◆ **What this task involves**
Pictures excluded, reproduce exactly the lines below from the one with "Output the component" through the one with "Chart.register(...registerables)", both included.
---
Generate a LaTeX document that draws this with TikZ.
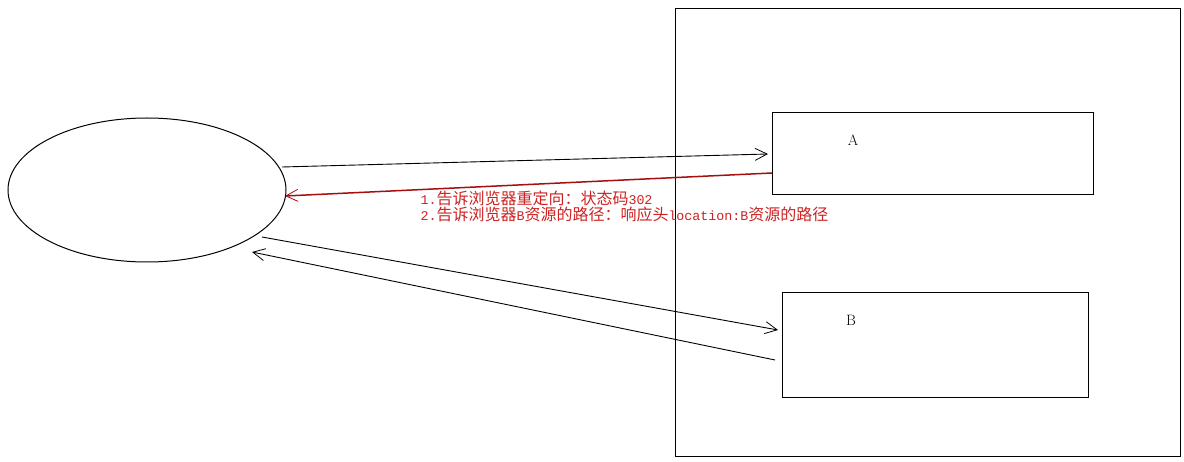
\documentclass[tikz,border=0pt]{standalone}
\usepackage{fontspec}
\usetikzlibrary{shapes.geometric,arrows.meta}
\newfontfamily\cjkf{Noto Sans CJK SC}
\newfontfamily\monof{Liberation Mono}
\newcommand{\CJ}[1]{{\fontsize{16pt}{16pt}\cjkf #1}}
\newcommand{\MO}[1]{{\fontsize{13.33pt}{16pt}\monof #1}}
\definecolor{redline}{RGB}{165,15,15}
\definecolor{redtext}{RGB}{205,35,35}
\begin{document}
\begin{tikzpicture}[x=1pt,y=-1pt,line width=1pt,
  box/.style={draw,rectangle,inner sep=0pt,anchor=north west},
  lab/.style={font=\fontsize{15pt}{15pt}\selectfont,inner sep=0pt},
  arr/.style={-{Straight Barb[length=12pt,width=12pt,line width=0.8pt]},line width=0.9pt},
  note/.style={text=redtext,inner sep=0pt,anchor=base west}]
\useasboundingbox (0,0) rectangle (1184,462);
\fill[white] (0,0) rectangle (1184,462);
\node[draw,ellipse,minimum width=278pt,minimum height=144pt,inner sep=0pt] (browser) at (147,190) {};
\node[box,minimum width=505pt,minimum height=448pt] (server) at (675,8) {};
\node[box,minimum width=321pt,minimum height=82pt] (boxA) at (772,112) {};
\node[box,minimum width=306pt,minimum height=105pt] (boxB) at (782,292) {};
\node[lab] (labA) at (853,140) {A};
\node[lab] (labB) at (851,320) {B};
\coordinate (p1) at (282,167);
\coordinate (p2) at (768,154);
\coordinate (p3) at (772,173);
\coordinate (p4) at (285,196);
\coordinate (p5) at (262,237);
\coordinate (p6) at (778,330);
\coordinate (p7) at (775,360);
\coordinate (p8) at (252,252);
\draw[arr] (p1) -- (p2);
\draw[arr,draw=redline,line width=1.5pt] (p3) -- (p4);
\draw[arr] (p5) -- (p6);
\draw[arr] (p7) -- (p8);
\node[note] (t1) at (420,205) {\MO{1.}\CJ{告诉浏览器重定向：状态码}\MO{302}};
\node[note] (t2) at (420,221) {\MO{2.}\CJ{告诉浏览器}\MO{B}\CJ{资源的路径：响应头}\MO{location:B}\CJ{资源的路径}};
\end{tikzpicture}
\end{document}
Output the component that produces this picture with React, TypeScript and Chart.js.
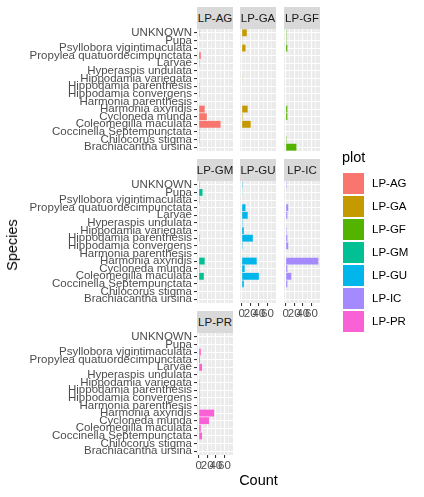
"use client"

import { useEffect, useRef } from "react"
import { Chart, registerables } from "chart.js"

Chart.register(...registerables)

// categories, top to bottom as drawn
const species = [
  "UNKNOWN",
  "Pupa",
  "Psyllobora vigintimaculata",
  "Propylea quatuordecimpunctata",
  "Larvae",
  "Hyperaspis undulata",
  "Hippodamia variegata",
  "Hippodamia parenthesis",
  "Hippodamia convergens",
  "Harmonia parenthesis",
  "Harmonia axyridis",
  "Cycloneda munda",
  "Coleomegilla maculata",
  "Coccinella Septempunctata",
  "Chilocorus stigma",
  "Brachiacantha ursina",
]

const plots = ["LP-AG", "LP-GA", "LP-GF", "LP-GM", "LP-GU", "LP-IC", "LP-PR"]
const plotColors = ["#F8766D", "#C49A00", "#53B400", "#00C094", "#00B6EB", "#A58AFF", "#FB61D7"]

// counts per plot, same order as species
const agCounts = [2, 0, 0, 5, 2, 0, 0, 2, 2, 0, 14, 19, 51, 2, 2, 0]
const gaCounts = [12, 1, 9, 0, 0, 0, 1, 0, 0, 0, 14, 2, 21, 0, 0, 0]
const gfCounts = [2, 2, 4, 0, 0, 0, 0, 0, 0, 0, 4, 4, 0, 0, 2, 25]
const gmCounts = [2, 9, 2, 0, 1, 1, 0, 2, 0, 0, 14, 2, 12, 0, 0, 0]
const guCounts = [2, 1, 0, 9, 14, 2, 5, 26, 2, 0, 35, 7, 40, 5, 0, 0]
const icCounts = [2, 0, 0, 6, 4, 0, 2, 4, 6, 0, 76, 4, 13, 4, 0, 0]
const prCounts = [0, 0, 5, 3, 8, 0, 2, 2, 2, 2, 36, 24, 5, 8, 0, 0]

const counts = [agCounts, gaCounts, gfCounts, gmCounts, guCounts, icCounts, prCounts]

const FONT = "'Liberation Sans', Arial, sans-serif"
const SMALL = 11.5
const TITLE = 14.5
const M = 10
const colLeft = [197, 240, 284]
const rowTop = [29, 181, 333]
const panelW = 36
const panelH = 122
const yAxisW = 197
const xAxisH = 19
const stripH = 22

const maxCount = Math.max(...counts.flat())
const xMin = -0.05 * maxCount
const xMax = 1.05 * maxCount

const panelBg = {
  id: "panelBg",
  beforeDraw(chart: Chart) {
    const { ctx, chartArea: a } = chart
    ctx.save()
    ctx.fillStyle = "#EBEBEB"
    ctx.fillRect(a.left, a.top, a.right - a.left, a.bottom - a.top)
    ctx.restore()
  },
}

function Panel({ idx }: { idx: number }) {
  const chartRef = useRef<HTMLCanvasElement>(null)
  const chartInstance = useRef<Chart | null>(null)
  const col = idx % 3
  const row = Math.floor(idx / 3)
  const showY = col === 0
  const showX = idx >= 4
  const w = M + (showY ? yAxisW : 0) + panelW + M
  const h = M + panelH + (showX ? xAxisH : 0) + M

  useEffect(() => {
    if (!chartRef.current) return
    if (chartInstance.current) chartInstance.current.destroy()
    const isMajor = (c: any) => c.tick && c.tick.value % 20 === 0

    chartInstance.current = new Chart(chartRef.current, {
      type: "bar",
      data: {
        labels: species,
        datasets: [
          {
            data: counts[idx],
            backgroundColor: plotColors[idx],
            barPercentage: 0.9,
            categoryPercentage: 1,
          },
        ],
      },
      options: {
        indexAxis: "y",
        responsive: false,
        animation: false,
        layout: { padding: M },
        plugins: { legend: { display: false }, tooltip: { enabled: false } },
        scales: {
          x: {
            type: "linear",
            min: xMin,
            max: xMax,
            border: { display: false },
            grid: {
              color: "#FFFFFF",
              lineWidth: (c: any) => (isMajor(c) ? 1.07 : 0.53),
              drawTicks: showX,
              tickLength: 3,
              tickWidth: 1.07,
              tickColor: (c: any) => (isMajor(c) ? "#333333" : "rgba(0,0,0,0)"),
            },
            ticks: {
              display: showX,
              stepSize: 10,
              includeBounds: false,
              autoSkip: false,
              maxRotation: 0,
              minRotation: 0,
              padding: 1,
              color: "#4D4D4D",
              font: { family: FONT, size: SMALL },
              callback: (v: any) => (Number(v) % 20 === 0 ? String(v) : ""),
            },
            afterFit: (s: any) => {
              s.height = showX ? xAxisH : 0
            },
          },
          y: {
            type: "category",
            offset: true,
            border: { display: false },
            grid: {
              color: "#FFFFFF",
              lineWidth: 1.07,
              offset: false,
              drawTicks: showY,
              tickLength: 3,
              tickWidth: 1.07,
              tickColor: "#333333",
            },
            ticks: {
              display: showY,
              autoSkip: false,
              padding: 2,
              color: "#4D4D4D",
              font: { family: FONT, size: SMALL },
            },
            afterFit: (s: any) => {
              s.width = showY ? yAxisW : 0
            },
          },
        },
      },
      plugins: [panelBg],
    })

    return () => {
      if (chartInstance.current) {
        chartInstance.current.destroy()
        chartInstance.current = null
      }
    }
  }, [idx])

  return (
    <>
      <canvas
        ref={chartRef}
        width={w}
        height={h}
        style={{
          position: "absolute",
          left: colLeft[col] - (showY ? yAxisW : 0) - M,
          top: rowTop[row] - M,
          width: w,
          height: h,
        }}
      />
      <div
        style={{
          position: "absolute",
          left: colLeft[col],
          top: rowTop[row] - stripH,
          width: panelW,
          height: stripH,
          background: "#D9D9D9",
          color: "#1A1A1A",
          font: `${SMALL}px ${FONT}`,
          lineHeight: `${stripH}px`,
          textAlign: "center",
          whiteSpace: "nowrap",
          zIndex: 2,
        }}
      >
        <span style={{ display: "inline-block", width: 0, overflow: "visible" }}>
          <span style={{ display: "inline-block", transform: "translateX(-50%)" }}>{plots[idx]}</span>
        </span>
      </div>
    </>
  )
}

export default function App() {
  return (
    <div
      style={{
        position: "fixed",
        left: 0,
        top: 0,
        width: 424,
        height: 497,
        background: "#FFFFFF",
        overflow: "hidden",
        fontFamily: FONT,
      }}
    >
      {plots.map((p, i) => (
        <Panel key={p} idx={i} />
      ))}

      {/* axis titles */}
      <div
        style={{
          position: "absolute",
          left: colLeft[0],
          width: colLeft[2] + panelW - colLeft[0],
          top: 472,
          textAlign: "center",
          fontSize: TITLE,
          color: "#000000",
        }}
      >
        Count
      </div>
      <div
        style={{
          position: "absolute",
          left: 12,
          top: 245,
          transform: "translate(-50%, -50%) rotate(-90deg)",
          fontSize: TITLE,
          color: "#000000",
          whiteSpace: "nowrap",
        }}
      >
        Species
      </div>

      {/* legend */}
      <div style={{ position: "absolute", left: 342, top: 149, fontSize: TITLE, color: "#000000" }}>plot</div>
      {plots.map((p, i) => (
        <div key={p}>
          <div
            style={{
              position: "absolute",
              left: 343,
              top: 173 + i * 23,
              width: 21,
              height: 21,
              background: plotColors[i],
            }}
          />
          <div
            style={{
              position: "absolute",
              left: 372,
              top: 173 + i * 23,
              lineHeight: "21px",
              fontSize: SMALL,
              color: "#000000",
            }}
          >
            {p}
          </div>
        </div>
      ))}
    </div>
  )
}
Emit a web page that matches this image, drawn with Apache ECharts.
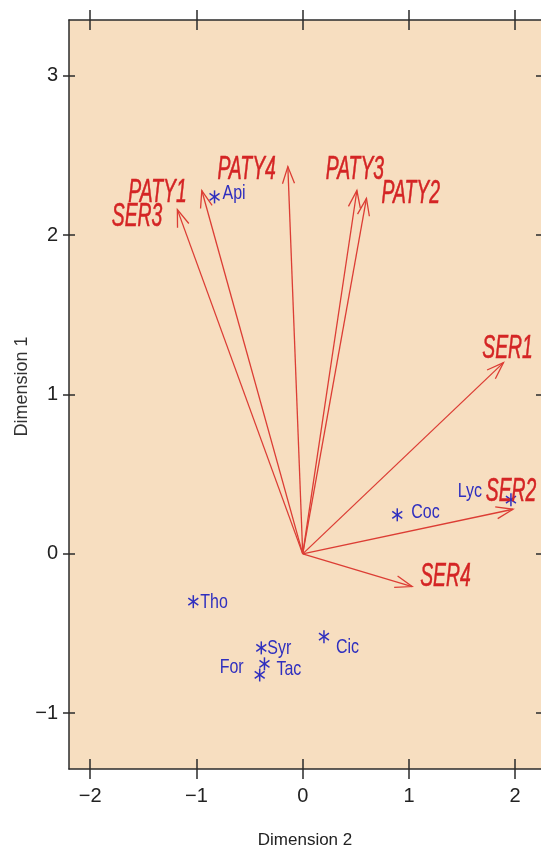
<!DOCTYPE html>
<html><head><meta charset="utf-8">
<script src="https://cdn.jsdelivr.net/npm/echarts@6/dist/echarts.min.js"></script>
<style>html,body{margin:0;padding:0;background:#fff}#c{width:541px;height:850px}</style>
</head><body><div id="c"></div>
<script>
// Variables (arrows): Dimension 2 = x, Dimension 1 = y
const varNames = ['SER1','SER2','SER3','SER4','PATY1','PATY2','PATY3','PATY4'];
const varDim2 = [1.89, 1.98, -1.18, 1.03, -0.95, 0.60, 0.51, -0.14];
const varDim1 = [1.20, 0.28, 2.16, -0.205, 2.28, 2.23, 2.28, 2.43];
// Species (points)
const spNames = ['Api','Tho','Syr','Tac','For','Cic','Coc','Lyc'];
const spDim2 = [-0.83, -1.03, -0.39, -0.36, -0.405, 0.20, 0.89, 1.96];
const spDim1 = [2.24, -0.30, -0.59, -0.69, -0.76, -0.52, 0.245, 0.34];
// Tick labels
const xTicks = [-2, -1, 0, 1, 2];
const yTicks = [-1, 0, 1, 2, 3];

// ---- styling / layout ----
const RED = '#dc3d34', RED_T = '#d42424', BLUE = '#2f2fbf', AX = '#2b2b2b';
const SANS = "'Liberation Sans',Arial,sans-serif";
const varLabelPos = {
  SER1: [4, -14, 'center'], SER2: [-2, -17, 'center'], SER3: [-15, 7, 'right'], SER4: [8, -10, 'left'],
  PATY1: [-15, 2, 'right'], PATY2: [15, -5, 'left'], PATY3: [-2, -21, 'center'], PATY4: [-12, 3, 'right']
};
const spLabelPos = {
  Api: [8, -4, 'left'], Tho: [7, 1, 'left'], Syr: [6, 0, 'left'], Tac: [12, 5, 'left'],
  For: [-16, -8, 'right'], Cic: [12, 11, 'left'], Coc: [14, -3, 'left'], Lyc: [-29, -8, 'right']
};
const X_MIN = -2.2, X_MAX = 2.243, Y_MIN = -1.35, Y_MAX = 3.35;
const minusFmt = v => String(v).replace('-', '\u2212');
const tickLS = {color: AX, width: 1.5};

function xAx(pos, inside, withLine, withLabel) {
  return {
    type: 'value', position: pos, min: X_MIN, max: X_MAX, splitLine: {show: false},
    axisLine: {show: withLine, onZero: false, lineStyle: {color: AX, width: 1.5}},
    axisTick: {show: true, inside: inside, length: 10, customValues: xTicks, lineStyle: tickLS},
    axisLabel: withLabel ? {show: true, customValues: xTicks, margin: 17, formatter: minusFmt,
      fontSize: 20, fontFamily: SANS, color: '#222'} : {show: false},
    name: withLabel ? 'Dimension 2' : '', nameLocation: 'middle', nameGap: 63, nameMoveOverlap: false,
    nameTextStyle: {fontSize: 17, fontFamily: SANS, color: '#222'}
  };
}
function yAx(pos, inside, withLine, withLabel, len) {
  return {
    type: 'value', position: pos, min: Y_MIN, max: Y_MAX, splitLine: {show: false},
    axisLine: {show: withLine, onZero: false, lineStyle: {color: AX, width: 1.5}},
    axisTick: {show: true, inside: inside, length: len, customValues: yTicks, lineStyle: tickLS},
    axisLabel: withLabel ? {show: true, customValues: yTicks, margin: 11, formatter: minusFmt,
      fontSize: 20, fontFamily: SANS, color: '#222'} : {show: false},
    name: withLabel ? 'Dimension 1' : '', nameLocation: 'middle', nameGap: 38, nameMoveOverlap: false,
    nameTextStyle: {fontSize: 18, fontFamily: SANS, color: '#333', padding: [0, 0, 0, 16]}
  };
}

function renderArrow(params, api) {
  const o = api.coord([0, 0]);
  const t = api.coord([api.value(0), api.value(1)]);
  const ang = Math.atan2(t[1] - o[1], t[0] - o[0]);
  const L = 18, A = 0.34;
  const p1 = [t[0] - L * Math.cos(ang - A), t[1] - L * Math.sin(ang - A)];
  const p2 = [t[0] - L * Math.cos(ang + A), t[1] - L * Math.sin(ang + A)];
  const name = varNames[params.dataIndex];
  const lp = varLabelPos[name];
  return {type: 'group', children: [
    {type: 'line', shape: {x1: o[0], y1: o[1], x2: t[0], y2: t[1]}, style: {stroke: RED, lineWidth: 1.3}},
    {type: 'polyline', shape: {points: [p1, t, p2]}, style: {stroke: RED, lineWidth: 1.3, fill: null}},
    {type: 'text', x: t[0] + lp[0], y: t[1] + lp[1], scaleX: 0.88, scaleY: 1.48,
      style: {x: 0, y: 0, text: name, fill: RED_T, fontSize: 22, fontStyle: 'italic',
        fontFamily: SANS, align: lp[2], verticalAlign: 'middle', stroke: RED_T, lineWidth: 0.4}}
  ]};
}
function renderSpecies(params, api) {
  const c = api.coord([api.value(0), api.value(1)]);
  const name = spNames[params.dataIndex];
  const lp = spLabelPos[name];
  const st = {stroke: BLUE, lineWidth: 1.5};
  return {type: 'group', children: [
    {type: 'text', x: c[0] + lp[0], y: c[1] + lp[1], scaleX: 1.0, scaleY: 1.3,
      style: {x: 0, y: 0, text: name, fill: BLUE, fontSize: 16, fontFamily: SANS,
        align: lp[2], verticalAlign: 'middle'}},
    {type: 'line', shape: {x1: c[0], y1: c[1] - 6.5, x2: c[0], y2: c[1] + 6.5}, style: st},
    {type: 'line', shape: {x1: c[0] - 5, y1: c[1] - 3.5, x2: c[0] + 5, y2: c[1] + 3.5}, style: st},
    {type: 'line', shape: {x1: c[0] - 5, y1: c[1] + 3.5, x2: c[0] + 5, y2: c[1] - 3.5}, style: st}
  ]};
}

const chart = echarts.init(document.getElementById('c'), null, {renderer: 'canvas'});
chart.setOption({
  animation: false,
  backgroundColor: '#fff',
  grid: {left: 69, right: 0, top: 20, bottom: 81, show: true, backgroundColor: '#f7dec0', borderWidth: 0,
    containLabel: false, outerBoundsMode: 'none'},
  xAxis: [xAx('bottom', false, true, true), xAx('top', false, true, false), xAx('bottom', true, false, false), xAx('top', true, false, false)],
  yAxis: [yAx('left', false, true, true, 6), yAx('left', true, false, false, 6), yAx('right', true, false, false, 5)],
  series: [
    {type: 'custom', renderItem: renderSpecies, clip: false,
      data: spDim2.map((x, i) => [x, spDim1[i]])},
    {type: 'custom', renderItem: renderArrow, clip: false,
      data: varDim2.map((x, i) => [x, varDim1[i]])}
  ]
});
</script></body></html>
---
◆ **Task solution**
Output the component that produces this picture with React, TypeScript and Chart.js.
"use client"

import { useEffect, useRef } from "react"
import { Chart, registerables } from "chart.js"

Chart.register(...registerables)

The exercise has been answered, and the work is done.